No entanto, há evidências suficientes para dizer que o partido bolsonarista não é uma jabuticaba. A Aliança fala diretamente com a extrema-direita do século XXI, tendo claras afinidades com o nacionalismo branco, que defende a superioridade do ocidente sobre as demais partes do mundo, simbolizado hoje em escala global pelo resgate dos valores judaico-cristãos promovidos por Steve Bannon, ex-assessor do presidente americano Donald Trump e bastante ligado a Eduardo Bolsonaro, deputado federal e filho do inquilino do Palácio do Planalto.

Bannon, por sua vez, bebe da fonte de supremacistas brancos como aqueles que deram origem à Ku Klux Klan, organização que assassinava negros no sul dos Estados Unidos, e ao Apartheid, regime racista e segregacionista que colocava não brancos em posição de inferioridade na África do Sul entre 1948 e 1994, quando finalmente Nelson Mandela foi eleito presidente daquele país depois de amargar quase três décadas na prisão.

De fato, o seguinte trecho doprograma da Aliança me lembrou que o Apartheid era visto, como mostraremos adiante, como compatível com o cristianismo:

"Contra fatos, não há argumentos: o primeiro ato oficial celebrado em terras brasileiras foi uma Missa; o primeiro nome que nos foi atribuído, Terra de Santa Cruz; o primeiro processo de nossa alfabetização primária esteve a cargo de ordens religiosas; até hoje, são as devoções e os cultos populares que, em todas as regiões, dão vida, forma e cor ao povo brasileiro" (grifo nosso).

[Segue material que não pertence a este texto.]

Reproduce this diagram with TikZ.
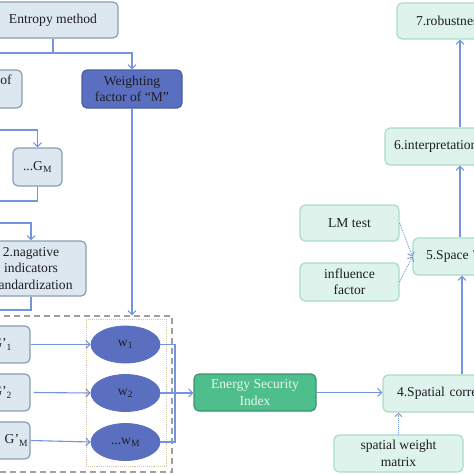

Seria leviano dizer que Bolsonaro e seus seguidores defendem o Apartheid, cuja ascensão e queda estão bem detalhados neste capítulo escrito por Analúcia Danilevicz Pereira, em livro publicado pela editora da Universidade Federal do Rio Grande do Sul (UFRGS).

Do mesmo modo, ignorar as similaridades com os nacionalistas brancos da África do Sul — que até hoje veem aquele país como a terra que Deus lhes prometeu — me levaria a incorrer em desonestidade intelectual.

Ao colocar Deus — ou, melhor dizendo, uma versão bastante peculiar do Todo Poderoso, que está longe de ser consensual mesmo entre os cristãos, — acima de tudo e citar a missa celebrada em Porto Seguro a 26 de abril de 1500, o bolsonarismo busca um mito fundador que associa a chegada de europeus — brancos e cristãos — a estas terras com um destino. Assim, caberia à aliança cumpri-lo a todo custo.

Que destino é esse? Analisemos, primeiramente, a experiência sul-africana com mais detalhes. O manifesto de 1947 do Partido Nacional (National Party, conhecido pela sigla NP) lançou as bases para o Apartheid, que consistia em legalizar a segregação entre brancos e não brancos presente desde o período colonial e reforçada a partir de 1910, quando a então União Sul-Africana tornou-se independente do Reino Unido — a última das potências coloniais europeias a dominar aquela região do planeta.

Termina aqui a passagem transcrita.